TÉHÉRAN TABOU
Une fable iranienne aussi pertinente qu’esthétiquement réussie
Iran, de nos jours. Dans Téhéran, des personnages de tous âges se croisent, tous contraints dans leur existence quotidienne par les règles d’une société étouffante, souvent sous tendues par des principes religieux liberticides…
"Téhéran Tabou", présenté à la Semaine de la critique lors du dernier Festival de Cannes, est un film fictionnel d'animation dont le propos revêt une forte valeur documentaire. Faisant s’entrecroiser les destins de trois femmes et d'un homme, avec en toile de fond l'injustice et l'absence de libertés, il vise juste, mettant en évidence les déviances d’un système et l’hypocrisie sous-jacente. La scène d'introduction donne d’ailleurs le ton. On y découvre une femme contrainte de faire une fellation au chauffeur d'une voiture, avec son fils sur la banquette arrière. Lorsque ce dernier aperçoit sa propre fille tenant la main d'un jeune homme dans la rue, il menace alors de tuer celui-ci pour le déshonneur causé...
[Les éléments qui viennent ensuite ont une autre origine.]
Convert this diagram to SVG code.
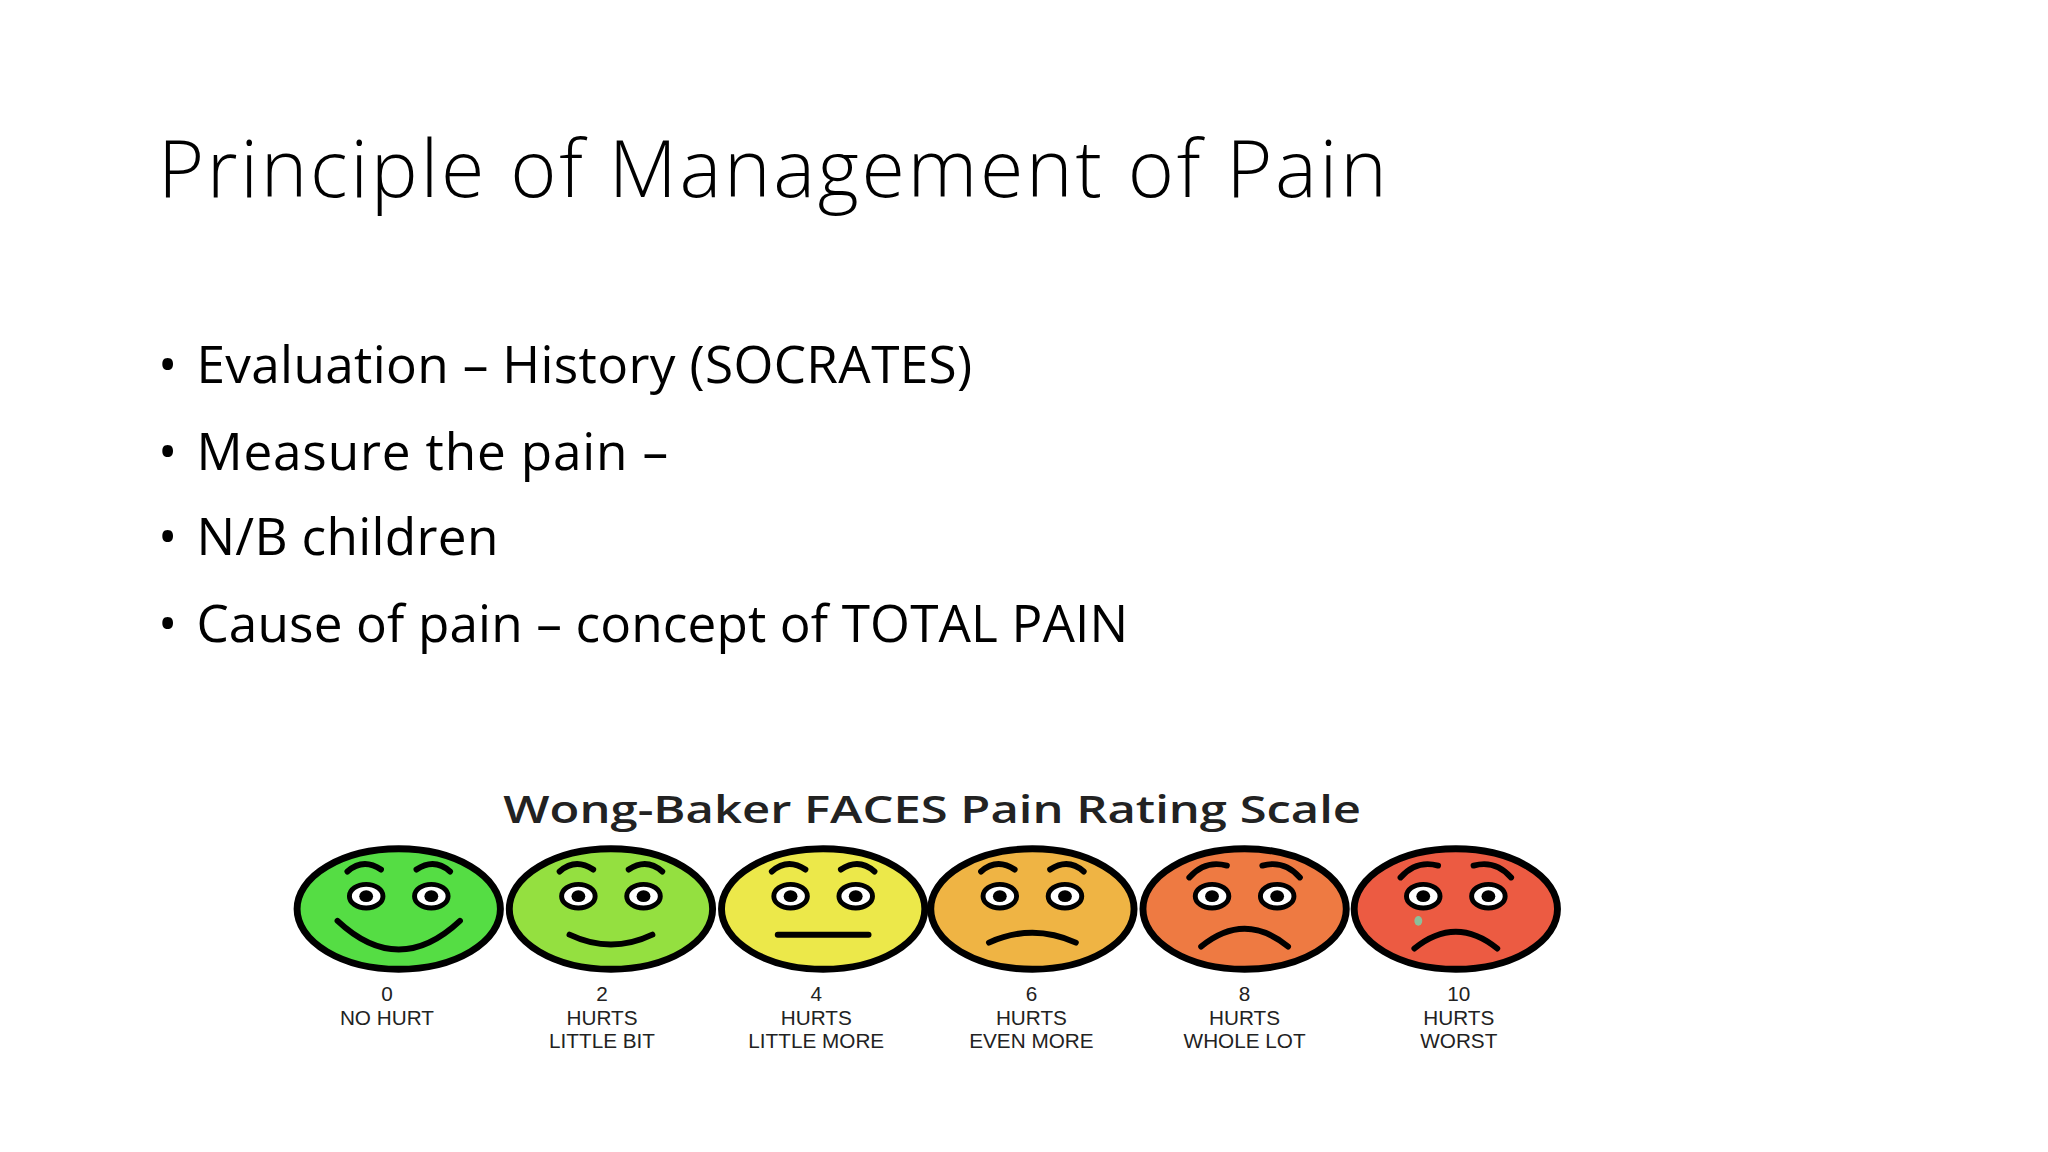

Soulignant d'emblée l'existence de contradictions entre règles sociales (et religieuses) très strictes et agissements réels, entre justice et corruption, entre principes et petits arrangements individuels, l'auteur s'attachera à mettre en évidence, tout au long du métrage, l'hypocrisie de ceux qui régissent ou adoubent le système en Iran. Traitant au passage nombre de sujets d’actualité, il observe les difficultés du quotidien en faisant défiler ainsi sous nos yeux : une femme au mari drogué, mis en prison, qui cherche à obtenir le divorce, une femme cherchant à redevenir vierge grâce à une reconstitution d’hymen ruineuse, une femme enceinte ayant besoin d’une autorisation de son mari pour être embauchée et un jeune musicien ne pouvant enregistrer son disque pour cause de création « contraire à l’Islam ».
Le traitement de l'animation se veut réaliste au niveau des traits des personnages et use d’un retravail de quelques éléments de décors réels (véhicules, façades…). Au milieu d'une ville grouillante et globalement terne, il donne à voir quelques lueurs d’espoir au travers de pointes de couleur, telle l’écharpe rouge d’un gosse innocent, une voiture bleue, ou la soudaine beauté d’espaces de verdure libérateurs. Ceci alors qu’une chatte noire fait des apparitions récurrentes dans le cadre. Un récit pertinent sur les difficultés quotidiennes d’Iraniens et Iraniennes de bonne volonté, désireux uniquement de vivre, en toute liberté et intégrité. A découvrir très vite, sur grand écran.